### TASK DESCRIPTION
Copy exactly the lines from the start of the material through the line with "(0,0) rectangle (474,669);". Pictures stay out of the copy.

### SOURCE DATA
————

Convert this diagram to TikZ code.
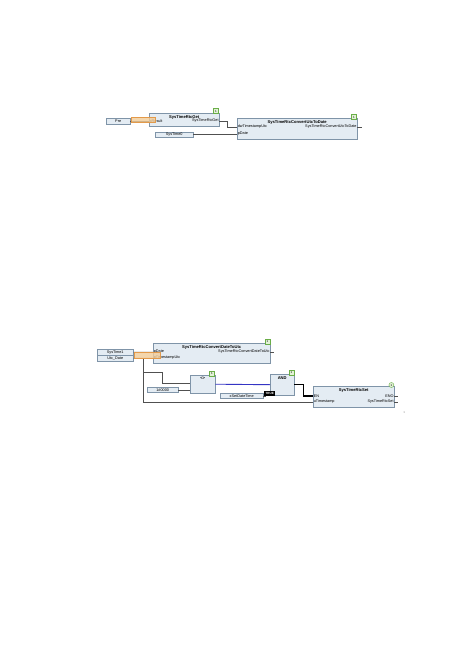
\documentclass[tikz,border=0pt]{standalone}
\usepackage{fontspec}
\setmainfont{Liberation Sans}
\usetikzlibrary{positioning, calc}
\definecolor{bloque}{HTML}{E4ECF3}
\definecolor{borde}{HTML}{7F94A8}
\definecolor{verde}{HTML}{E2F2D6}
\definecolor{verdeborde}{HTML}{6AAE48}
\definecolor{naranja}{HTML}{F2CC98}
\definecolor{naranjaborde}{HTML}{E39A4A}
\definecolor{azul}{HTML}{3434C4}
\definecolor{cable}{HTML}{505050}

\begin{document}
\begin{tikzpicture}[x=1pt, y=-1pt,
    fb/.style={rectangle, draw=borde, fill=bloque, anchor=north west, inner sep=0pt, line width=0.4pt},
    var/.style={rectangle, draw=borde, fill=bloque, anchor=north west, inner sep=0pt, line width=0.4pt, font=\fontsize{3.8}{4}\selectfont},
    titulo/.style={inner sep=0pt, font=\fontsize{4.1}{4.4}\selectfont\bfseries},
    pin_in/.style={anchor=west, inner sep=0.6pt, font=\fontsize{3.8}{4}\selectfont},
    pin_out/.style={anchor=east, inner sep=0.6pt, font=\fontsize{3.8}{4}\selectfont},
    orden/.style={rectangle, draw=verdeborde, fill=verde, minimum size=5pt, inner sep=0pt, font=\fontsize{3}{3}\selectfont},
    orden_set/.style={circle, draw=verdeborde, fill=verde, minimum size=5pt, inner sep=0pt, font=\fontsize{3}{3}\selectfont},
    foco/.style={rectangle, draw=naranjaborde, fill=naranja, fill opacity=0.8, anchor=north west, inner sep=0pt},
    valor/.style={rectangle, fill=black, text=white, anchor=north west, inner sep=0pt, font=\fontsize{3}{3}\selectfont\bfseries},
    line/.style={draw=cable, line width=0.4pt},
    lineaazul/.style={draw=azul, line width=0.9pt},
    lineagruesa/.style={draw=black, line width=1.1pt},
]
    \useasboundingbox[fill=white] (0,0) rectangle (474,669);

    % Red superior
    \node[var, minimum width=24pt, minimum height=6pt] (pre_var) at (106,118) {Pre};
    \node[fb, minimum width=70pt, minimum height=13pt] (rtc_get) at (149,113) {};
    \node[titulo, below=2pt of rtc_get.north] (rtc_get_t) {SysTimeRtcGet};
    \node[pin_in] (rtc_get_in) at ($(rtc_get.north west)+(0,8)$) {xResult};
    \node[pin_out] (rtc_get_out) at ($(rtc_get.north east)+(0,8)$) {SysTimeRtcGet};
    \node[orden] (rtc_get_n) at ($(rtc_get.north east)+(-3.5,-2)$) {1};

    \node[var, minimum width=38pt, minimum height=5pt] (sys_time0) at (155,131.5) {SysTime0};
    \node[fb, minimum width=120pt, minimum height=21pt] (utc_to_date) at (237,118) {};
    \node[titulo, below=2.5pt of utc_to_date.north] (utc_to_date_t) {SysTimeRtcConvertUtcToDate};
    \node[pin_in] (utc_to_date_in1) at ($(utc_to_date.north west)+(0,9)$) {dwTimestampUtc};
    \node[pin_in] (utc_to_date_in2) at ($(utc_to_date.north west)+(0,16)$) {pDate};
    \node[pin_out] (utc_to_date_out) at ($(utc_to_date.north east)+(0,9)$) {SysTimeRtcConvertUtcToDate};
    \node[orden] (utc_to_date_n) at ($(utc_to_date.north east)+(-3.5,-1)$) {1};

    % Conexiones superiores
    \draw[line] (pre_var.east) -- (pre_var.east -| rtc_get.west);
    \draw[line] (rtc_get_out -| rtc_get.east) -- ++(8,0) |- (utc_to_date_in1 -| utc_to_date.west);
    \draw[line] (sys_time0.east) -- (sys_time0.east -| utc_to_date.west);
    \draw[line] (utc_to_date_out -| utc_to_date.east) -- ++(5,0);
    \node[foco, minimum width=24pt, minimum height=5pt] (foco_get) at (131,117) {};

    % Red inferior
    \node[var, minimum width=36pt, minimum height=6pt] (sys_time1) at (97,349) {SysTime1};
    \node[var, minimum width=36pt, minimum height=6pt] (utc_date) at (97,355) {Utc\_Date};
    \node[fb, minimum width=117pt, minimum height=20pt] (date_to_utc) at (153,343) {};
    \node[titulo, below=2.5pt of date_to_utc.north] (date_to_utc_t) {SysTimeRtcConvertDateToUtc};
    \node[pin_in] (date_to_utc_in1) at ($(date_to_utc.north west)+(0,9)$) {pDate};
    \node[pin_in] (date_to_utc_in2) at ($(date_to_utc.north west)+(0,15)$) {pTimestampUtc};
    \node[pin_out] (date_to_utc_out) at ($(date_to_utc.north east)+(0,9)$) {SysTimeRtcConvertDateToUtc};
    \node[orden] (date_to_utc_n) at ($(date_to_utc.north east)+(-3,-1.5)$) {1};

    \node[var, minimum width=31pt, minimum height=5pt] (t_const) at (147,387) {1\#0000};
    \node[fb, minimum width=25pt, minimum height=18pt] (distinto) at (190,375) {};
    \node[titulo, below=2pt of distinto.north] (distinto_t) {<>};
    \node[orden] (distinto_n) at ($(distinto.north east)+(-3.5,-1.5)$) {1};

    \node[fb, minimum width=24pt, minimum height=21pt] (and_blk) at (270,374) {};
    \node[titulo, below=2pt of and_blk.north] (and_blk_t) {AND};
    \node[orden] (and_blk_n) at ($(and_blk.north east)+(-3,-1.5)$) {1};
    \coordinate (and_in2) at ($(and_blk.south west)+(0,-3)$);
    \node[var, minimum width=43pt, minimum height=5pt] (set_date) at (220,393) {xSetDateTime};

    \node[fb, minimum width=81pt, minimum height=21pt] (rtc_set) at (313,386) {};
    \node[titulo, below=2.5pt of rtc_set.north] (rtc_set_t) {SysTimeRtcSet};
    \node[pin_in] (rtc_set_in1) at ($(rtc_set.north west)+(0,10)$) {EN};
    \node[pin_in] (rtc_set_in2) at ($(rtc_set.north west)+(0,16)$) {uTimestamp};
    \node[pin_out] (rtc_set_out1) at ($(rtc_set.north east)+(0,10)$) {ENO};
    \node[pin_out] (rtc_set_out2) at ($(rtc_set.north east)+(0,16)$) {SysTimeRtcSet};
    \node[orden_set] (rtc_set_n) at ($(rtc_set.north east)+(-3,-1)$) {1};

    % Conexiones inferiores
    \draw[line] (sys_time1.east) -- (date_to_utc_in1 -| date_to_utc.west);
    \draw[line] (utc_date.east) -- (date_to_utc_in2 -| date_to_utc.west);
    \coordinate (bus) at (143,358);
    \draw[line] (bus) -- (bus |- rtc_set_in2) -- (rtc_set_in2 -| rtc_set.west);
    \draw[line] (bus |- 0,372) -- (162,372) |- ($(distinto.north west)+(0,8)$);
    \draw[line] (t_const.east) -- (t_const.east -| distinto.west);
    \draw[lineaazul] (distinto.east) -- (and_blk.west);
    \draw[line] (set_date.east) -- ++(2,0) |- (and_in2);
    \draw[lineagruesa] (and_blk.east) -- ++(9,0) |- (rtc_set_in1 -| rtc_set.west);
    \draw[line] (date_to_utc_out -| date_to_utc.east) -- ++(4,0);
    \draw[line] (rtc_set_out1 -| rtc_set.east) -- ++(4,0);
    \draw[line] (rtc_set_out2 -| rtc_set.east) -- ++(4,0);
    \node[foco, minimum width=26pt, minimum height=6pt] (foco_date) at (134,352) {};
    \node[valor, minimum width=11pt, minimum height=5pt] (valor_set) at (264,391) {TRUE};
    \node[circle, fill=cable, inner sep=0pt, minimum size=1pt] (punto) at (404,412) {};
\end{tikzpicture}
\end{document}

————

### FULL ANSWER
Convert this diagram to TikZ code.
\documentclass[tikz,border=0pt]{standalone}
\usepackage{fontspec}
\setmainfont{Liberation Sans}
\usetikzlibrary{positioning, calc}
\definecolor{bloque}{HTML}{E4ECF3}
\definecolor{borde}{HTML}{7F94A8}
\definecolor{verde}{HTML}{E2F2D6}
\definecolor{verdeborde}{HTML}{6AAE48}
\definecolor{naranja}{HTML}{F2CC98}
\definecolor{naranjaborde}{HTML}{E39A4A}
\definecolor{azul}{HTML}{3434C4}
\definecolor{cable}{HTML}{505050}

\begin{document}
\begin{tikzpicture}[x=1pt, y=-1pt,
    fb/.style={rectangle, draw=borde, fill=bloque, anchor=north west, inner sep=0pt, line width=0.4pt},
    var/.style={rectangle, draw=borde, fill=bloque, anchor=north west, inner sep=0pt, line width=0.4pt, font=\fontsize{3.8}{4}\selectfont},
    titulo/.style={inner sep=0pt, font=\fontsize{4.1}{4.4}\selectfont\bfseries},
    pin_in/.style={anchor=west, inner sep=0.6pt, font=\fontsize{3.8}{4}\selectfont},
    pin_out/.style={anchor=east, inner sep=0.6pt, font=\fontsize{3.8}{4}\selectfont},
    orden/.style={rectangle, draw=verdeborde, fill=verde, minimum size=5pt, inner sep=0pt, font=\fontsize{3}{3}\selectfont},
    orden_set/.style={circle, draw=verdeborde, fill=verde, minimum size=5pt, inner sep=0pt, font=\fontsize{3}{3}\selectfont},
    foco/.style={rectangle, draw=naranjaborde, fill=naranja, fill opacity=0.8, anchor=north west, inner sep=0pt},
    valor/.style={rectangle, fill=black, text=white, anchor=north west, inner sep=0pt, font=\fontsize{3}{3}\selectfont\bfseries},
    line/.style={draw=cable, line width=0.4pt},
    lineaazul/.style={draw=azul, line width=0.9pt},
    lineagruesa/.style={draw=black, line width=1.1pt},
]
    \useasboundingbox[fill=white] (0,0) rectangle (474,669);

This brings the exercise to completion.